Qatar authorities ‘blacklist’ 800 companies over labor law violations
More than 800 companies in Qatar have been banned from applying for government contracts or requesting warehouse units as punishment for breaching the state’s labor law, a government official has reportedly said.
In the first six months of the year, 807 firms have been temporarily blacklisted by the Ministry of Labor and Social Affairs (MOLSA), which also means that they are not permitted to hire any new staff while the penalty is in place, The Peninsula reports.
The ministry’s director of work relations Mohamed Al Meer reportedly told Al Sharq that the penalties are short-term and can be lifted once companies are seen to have conformed to the law.
No specific reasons as to how the Law No. 14 of 2004 was breached were given, but Al Meer said the violations included human rights-related issues as well as procedural ones, like not having a registered office for the company.
If a similar rate of companies are sanctioned during the remainder of this year, then the total number of blacklisted firms for 2015 would be significantly lower than in previous years.
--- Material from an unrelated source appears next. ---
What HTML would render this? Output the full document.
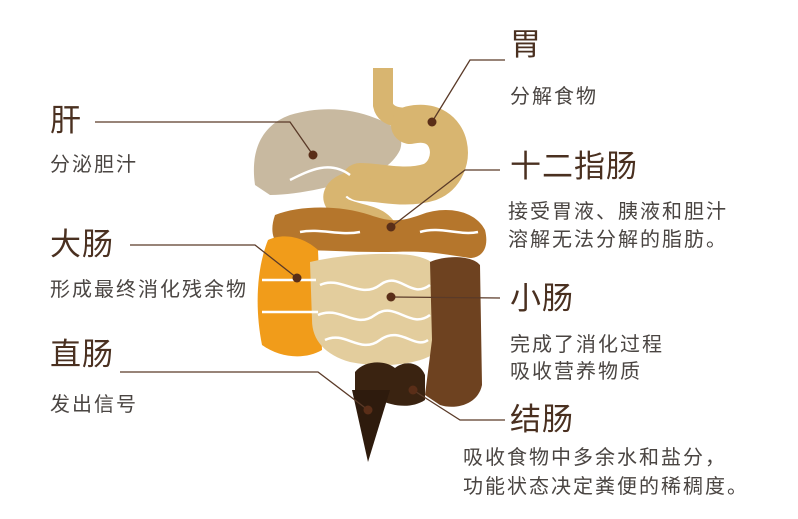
<!DOCTYPE html>
<html><head><meta charset="utf-8"><style>
body{margin:0;background:#fff;width:798px;height:519px;overflow:hidden;font-family:"Liberation Sans","Noto Sans CJK SC",sans-serif;}
svg{position:absolute;left:0;top:0}
.t{position:absolute;color:#4a3020;white-space:nowrap}
.h{font-size:31px;line-height:32px;letter-spacing:1px}
.s{font-size:20px;line-height:22px;color:#4a4542;letter-spacing:2px}
</style></head><body>
<svg width="798" height="519">
<!-- liver -->
<path d="M255,185 C250,150 262,125 290,115 C320,106 350,108 375,118 C395,125 405,135 400,150 C395,160 385,170 370,175 C340,185 300,195 270,195 Z" fill="#c8b9a0"/>
<!-- stomach -->
<g fill="none" stroke="#d8b570" stroke-linecap="round">
<path d="M383,68 L383,105 C385,115 395,118 410,118" stroke-width="20" stroke-linecap="butt"/>
<path d="M410,125 C455,115 460,170 430,182 C405,190 380,182 360,182" stroke-width="38"/>
<path d="M360,182 C335,182 325,200 345,210 C365,218 385,215 390,240" stroke-width="22"/>
</g>
<!-- transverse colon -->
<path d="M275,215 C300,205 340,205 370,215 C390,222 400,222 420,215 C445,205 475,210 485,230 C490,250 480,258 470,258 L450,255 C420,250 405,252 380,252 C350,252 320,250 295,250 C275,250 268,235 275,215 Z" fill="#b5762c"/>
<!-- ascending colon -->
<path d="M268,240 C285,232 305,238 318,250 L322,350 C305,360 280,358 262,345 C255,310 256,270 268,240 Z" fill="#f19c1a"/>
<!-- small intestine -->
<path d="M310,262 C340,255 380,252 410,255 C430,258 440,265 440,280 L432,355 C415,365 380,368 350,362 C325,355 312,340 312,320 Z" fill="#e3cd9d"/>
<g stroke="#fff" stroke-width="2.5" fill="none">
<path d="M320,285 C340,275 360,300 380,285 C400,270 410,300 430,285"/>
<path d="M318,315 C340,305 355,330 375,315 C395,300 410,330 430,315"/>
<path d="M325,340 C345,330 360,355 380,340 C400,325 415,350 428,340"/>
<path d="M290,180 C310,170 330,160 350,175"/>
<path d="M300,232 C320,228 340,236 360,232"/>
<path d="M420,232 C440,226 460,236 478,232"/>
<path d="M262,280 L316,280 M262,312 L318,312"/>
<path d="M432,300 L478,300 M432,340 L478,340"/>
</g>
<!-- descending colon -->
<path d="M430,262 C445,255 472,255 480,265 L482,385 C478,405 455,410 440,405 L425,395 L432,340 Z" fill="#6e4220"/>
<!-- rectum -->
<path d="M355,372 C365,360 385,360 395,368 C405,360 420,362 425,375 L425,400 C410,410 390,405 380,400 L355,395 Z" fill="#3a2311"/>
<path d="M352,390 L390,390 L368,462 Z" fill="#2e1b0d"/>
<!-- connector lines -->
<g stroke="#5a3a28" stroke-width="1.3" fill="none">
<polyline points="95,122 290,122 313,155"/>
<polyline points="505,60 470,60 432,122"/>
<polyline points="500,170 465,170 391,227"/>
<polyline points="130,245 255,245 297,278"/>
<polyline points="500,298 391,297"/>
<polyline points="120,372 318,372 368,410"/>
<polyline points="505,420 460,420 413,390"/>
</g>
<g fill="#5a2e18">
<circle cx="313" cy="155" r="4.5"/><circle cx="432" cy="122" r="4.5"/><circle cx="391" cy="227" r="4.5"/>
<circle cx="297" cy="278" r="4.5"/><circle cx="391" cy="297" r="4.5"/><circle cx="368" cy="410" r="4.5"/><circle cx="413" cy="390" r="4.5"/>
</g>
</svg>
<div class="t h" style="left:50px;top:105px">肝</div>
<div class="t s" style="left:50px;top:154px">分泌胆汁</div>
<div class="t h" style="left:510px;top:29px">胃</div>
<div class="t s" style="left:510px;top:86px">分解食物</div>
<div class="t h" style="left:510px;top:151px">十二指肠</div>
<div class="t s" style="left:508px;top:201px">接受胃液、胰液和胆汁</div>
<div class="t s" style="left:508px;top:229px">溶解无法分解的脂肪。</div>
<div class="t h" style="left:50px;top:229px">大肠</div>
<div class="t s" style="left:50px;top:279px">形成最终消化残余物</div>
<div class="t h" style="left:510px;top:283px">小肠</div>
<div class="t s" style="left:510px;top:334px">完成了消化过程</div>
<div class="t s" style="left:510px;top:361px">吸收营养物质</div>
<div class="t h" style="left:50px;top:339px">直肠</div>
<div class="t s" style="left:50px;top:394px">发出信号</div>
<div class="t h" style="left:510px;top:404px">结肠</div>
<div class="t s" style="left:463px;top:447px">吸收食物中多余水和盐分，</div>
<div class="t s" style="left:463px;top:476px">功能状态决定粪便的稀稠度。</div>
</body></html>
In January 2013 for example, the Ministry of Interior (MOI) announced that it had blacklisted 2,400 companies and a further 1,200 individuals for failing to meet the standards of the state’s labor law during 2012.
Those firms had failed to provide or renew their employees’ residency permits, employed “runaway” workers, and/or refused to pay to send their workers home after their employment was finished, prompting some expats to stay and work in Qatar without the proper paperwork, the MOI said at the time.
It is not clear if the decrease in sanctions this year are due to more companies adhering to the law, or if enforcement has been stricter than in previous years.
Early last year, the MOI announced it was taking a tougher line on employers who hire undocumented staff.
The punishments include “blacklisting” offenders by not allowing them to recruit new employees for two years, while companies and individuals who allow their sponsored employers to work for others could be blacklisted for one year.